**** Supplied data ****

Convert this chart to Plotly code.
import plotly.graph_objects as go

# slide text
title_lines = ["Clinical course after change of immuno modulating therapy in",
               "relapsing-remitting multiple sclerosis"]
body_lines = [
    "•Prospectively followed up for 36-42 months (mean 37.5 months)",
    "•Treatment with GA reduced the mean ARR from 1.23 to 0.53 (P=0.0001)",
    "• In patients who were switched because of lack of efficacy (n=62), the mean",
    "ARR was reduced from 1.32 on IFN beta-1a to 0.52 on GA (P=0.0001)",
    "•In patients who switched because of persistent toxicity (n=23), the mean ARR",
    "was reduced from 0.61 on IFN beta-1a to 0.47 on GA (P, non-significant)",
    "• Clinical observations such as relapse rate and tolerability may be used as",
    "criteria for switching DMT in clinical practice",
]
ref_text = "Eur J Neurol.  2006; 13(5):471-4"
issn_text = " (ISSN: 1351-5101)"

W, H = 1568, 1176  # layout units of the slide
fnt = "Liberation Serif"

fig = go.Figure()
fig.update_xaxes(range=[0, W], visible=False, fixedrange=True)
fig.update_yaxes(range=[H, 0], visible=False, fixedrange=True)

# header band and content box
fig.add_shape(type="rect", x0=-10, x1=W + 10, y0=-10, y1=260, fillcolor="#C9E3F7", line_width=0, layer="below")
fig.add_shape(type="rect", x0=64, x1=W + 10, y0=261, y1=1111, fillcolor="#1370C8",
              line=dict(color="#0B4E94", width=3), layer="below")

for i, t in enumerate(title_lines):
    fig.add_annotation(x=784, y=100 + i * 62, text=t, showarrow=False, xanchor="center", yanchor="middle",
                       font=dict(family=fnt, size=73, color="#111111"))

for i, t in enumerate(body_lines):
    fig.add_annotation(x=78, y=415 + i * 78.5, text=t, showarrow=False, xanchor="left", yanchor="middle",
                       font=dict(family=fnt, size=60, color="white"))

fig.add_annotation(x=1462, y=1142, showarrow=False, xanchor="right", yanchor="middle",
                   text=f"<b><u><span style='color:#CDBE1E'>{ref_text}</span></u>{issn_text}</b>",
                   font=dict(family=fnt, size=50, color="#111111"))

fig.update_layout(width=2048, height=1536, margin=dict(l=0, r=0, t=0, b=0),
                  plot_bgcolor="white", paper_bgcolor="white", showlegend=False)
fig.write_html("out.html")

****

- Instructions for the task -
From the first line to the last, please quote the material above exactly.

- Response -
Convert this chart to Plotly code.
import plotly.graph_objects as go

# slide text
title_lines = ["Clinical course after change of immuno modulating therapy in",
               "relapsing-remitting multiple sclerosis"]
body_lines = [
    "•Prospectively followed up for 36-42 months (mean 37.5 months)",
    "•Treatment with GA reduced the mean ARR from 1.23 to 0.53 (P=0.0001)",
    "• In patients who were switched because of lack of efficacy (n=62), the mean",
    "ARR was reduced from 1.32 on IFN beta-1a to 0.52 on GA (P=0.0001)",
    "•In patients who switched because of persistent toxicity (n=23), the mean ARR",
    "was reduced from 0.61 on IFN beta-1a to 0.47 on GA (P, non-significant)",
    "• Clinical observations such as relapse rate and tolerability may be used as",
    "criteria for switching DMT in clinical practice",
]
ref_text = "Eur J Neurol.  2006; 13(5):471-4"
issn_text = " (ISSN: 1351-5101)"

W, H = 1568, 1176  # layout units of the slide
fnt = "Liberation Serif"

fig = go.Figure()
fig.update_xaxes(range=[0, W], visible=False, fixedrange=True)
fig.update_yaxes(range=[H, 0], visible=False, fixedrange=True)

# header band and content box
fig.add_shape(type="rect", x0=-10, x1=W + 10, y0=-10, y1=260, fillcolor="#C9E3F7", line_width=0, layer="below")
fig.add_shape(type="rect", x0=64, x1=W + 10, y0=261, y1=1111, fillcolor="#1370C8",
              line=dict(color="#0B4E94", width=3), layer="below")

for i, t in enumerate(title_lines):
    fig.add_annotation(x=784, y=100 + i * 62, text=t, showarrow=False, xanchor="center", yanchor="middle",
                       font=dict(family=fnt, size=73, color="#111111"))

for i, t in enumerate(body_lines):
    fig.add_annotation(x=78, y=415 + i * 78.5, text=t, showarrow=False, xanchor="left", yanchor="middle",
                       font=dict(family=fnt, size=60, color="white"))

fig.add_annotation(x=1462, y=1142, showarrow=False, xanchor="right", yanchor="middle",
                   text=f"<b><u><span style='color:#CDBE1E'>{ref_text}</span></u>{issn_text}</b>",
                   font=dict(family=fnt, size=50, color="#111111"))

fig.update_layout(width=2048, height=1536, margin=dict(l=0, r=0, t=0, b=0),
                  plot_bgcolor="white", paper_bgcolor="white", showlegend=False)
fig.write_html("out.html")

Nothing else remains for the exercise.